▸ **SHORT PROBLEM**
Skip the pictures and quote all of the lines exactly.

▸ **DATA SECTION**
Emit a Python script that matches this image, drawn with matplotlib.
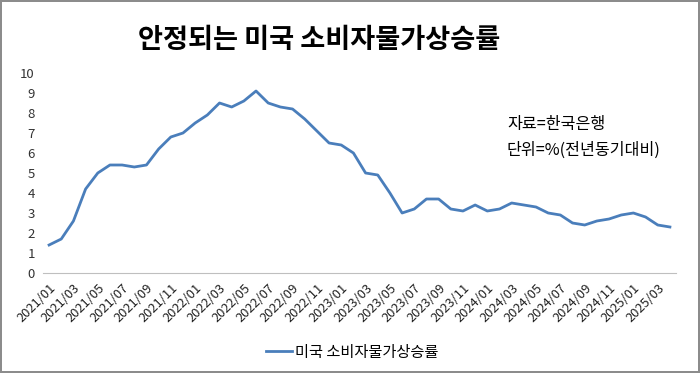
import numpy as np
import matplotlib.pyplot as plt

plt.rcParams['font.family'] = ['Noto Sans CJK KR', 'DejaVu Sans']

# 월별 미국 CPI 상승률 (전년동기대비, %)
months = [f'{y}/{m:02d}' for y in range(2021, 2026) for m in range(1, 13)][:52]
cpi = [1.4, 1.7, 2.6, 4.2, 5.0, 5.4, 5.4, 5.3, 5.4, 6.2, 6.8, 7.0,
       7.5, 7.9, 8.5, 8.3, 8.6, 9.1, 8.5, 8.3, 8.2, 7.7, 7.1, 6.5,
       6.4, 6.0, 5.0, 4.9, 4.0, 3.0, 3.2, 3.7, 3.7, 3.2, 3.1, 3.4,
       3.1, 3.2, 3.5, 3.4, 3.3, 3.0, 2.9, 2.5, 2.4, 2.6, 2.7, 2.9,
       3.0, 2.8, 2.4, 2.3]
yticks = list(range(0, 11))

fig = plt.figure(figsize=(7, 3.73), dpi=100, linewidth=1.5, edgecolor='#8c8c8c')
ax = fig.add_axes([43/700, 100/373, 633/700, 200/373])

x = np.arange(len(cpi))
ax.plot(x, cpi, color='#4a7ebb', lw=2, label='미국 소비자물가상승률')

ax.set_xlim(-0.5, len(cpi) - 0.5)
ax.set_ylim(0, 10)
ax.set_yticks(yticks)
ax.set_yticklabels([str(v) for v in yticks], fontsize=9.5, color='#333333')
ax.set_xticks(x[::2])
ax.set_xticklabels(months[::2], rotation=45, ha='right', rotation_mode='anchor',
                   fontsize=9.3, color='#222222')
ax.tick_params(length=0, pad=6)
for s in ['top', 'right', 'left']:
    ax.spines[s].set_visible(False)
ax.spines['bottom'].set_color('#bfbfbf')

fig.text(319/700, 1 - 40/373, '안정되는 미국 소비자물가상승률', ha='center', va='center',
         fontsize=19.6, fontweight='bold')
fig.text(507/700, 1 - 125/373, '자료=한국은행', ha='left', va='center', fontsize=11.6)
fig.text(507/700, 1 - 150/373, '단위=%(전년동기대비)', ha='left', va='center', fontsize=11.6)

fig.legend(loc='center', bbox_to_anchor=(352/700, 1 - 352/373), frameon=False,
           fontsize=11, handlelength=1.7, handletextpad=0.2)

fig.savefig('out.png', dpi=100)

▸ **SOLVED PROBLEM**
Emit a Python script that matches this image, drawn with matplotlib.
import numpy as np
import matplotlib.pyplot as plt

plt.rcParams['font.family'] = ['Noto Sans CJK KR', 'DejaVu Sans']

# 월별 미국 CPI 상승률 (전년동기대비, %)
months = [f'{y}/{m:02d}' for y in range(2021, 2026) for m in range(1, 13)][:52]
cpi = [1.4, 1.7, 2.6, 4.2, 5.0, 5.4, 5.4, 5.3, 5.4, 6.2, 6.8, 7.0,
       7.5, 7.9, 8.5, 8.3, 8.6, 9.1, 8.5, 8.3, 8.2, 7.7, 7.1, 6.5,
       6.4, 6.0, 5.0, 4.9, 4.0, 3.0, 3.2, 3.7, 3.7, 3.2, 3.1, 3.4,
       3.1, 3.2, 3.5, 3.4, 3.3, 3.0, 2.9, 2.5, 2.4, 2.6, 2.7, 2.9,
       3.0, 2.8, 2.4, 2.3]
yticks = list(range(0, 11))

fig = plt.figure(figsize=(7, 3.73), dpi=100, linewidth=1.5, edgecolor='#8c8c8c')
ax = fig.add_axes([43/700, 100/373, 633/700, 200/373])

x = np.arange(len(cpi))
ax.plot(x, cpi, color='#4a7ebb', lw=2, label='미국 소비자물가상승률')

ax.set_xlim(-0.5, len(cpi) - 0.5)
ax.set_ylim(0, 10)
ax.set_yticks(yticks)
ax.set_yticklabels([str(v) for v in yticks], fontsize=9.5, color='#333333')
ax.set_xticks(x[::2])
ax.set_xticklabels(months[::2], rotation=45, ha='right', rotation_mode='anchor',
                   fontsize=9.3, color='#222222')
ax.tick_params(length=0, pad=6)
for s in ['top', 'right', 'left']:
    ax.spines[s].set_visible(False)
ax.spines['bottom'].set_color('#bfbfbf')

fig.text(319/700, 1 - 40/373, '안정되는 미국 소비자물가상승률', ha='center', va='center',
         fontsize=19.6, fontweight='bold')
fig.text(507/700, 1 - 125/373, '자료=한국은행', ha='left', va='center', fontsize=11.6)
fig.text(507/700, 1 - 150/373, '단위=%(전년동기대비)', ha='left', va='center', fontsize=11.6)

fig.legend(loc='center', bbox_to_anchor=(352/700, 1 - 352/373), frameon=False,
           fontsize=11, handlelength=1.7, handletextpad=0.2)

fig.savefig('out.png', dpi=100)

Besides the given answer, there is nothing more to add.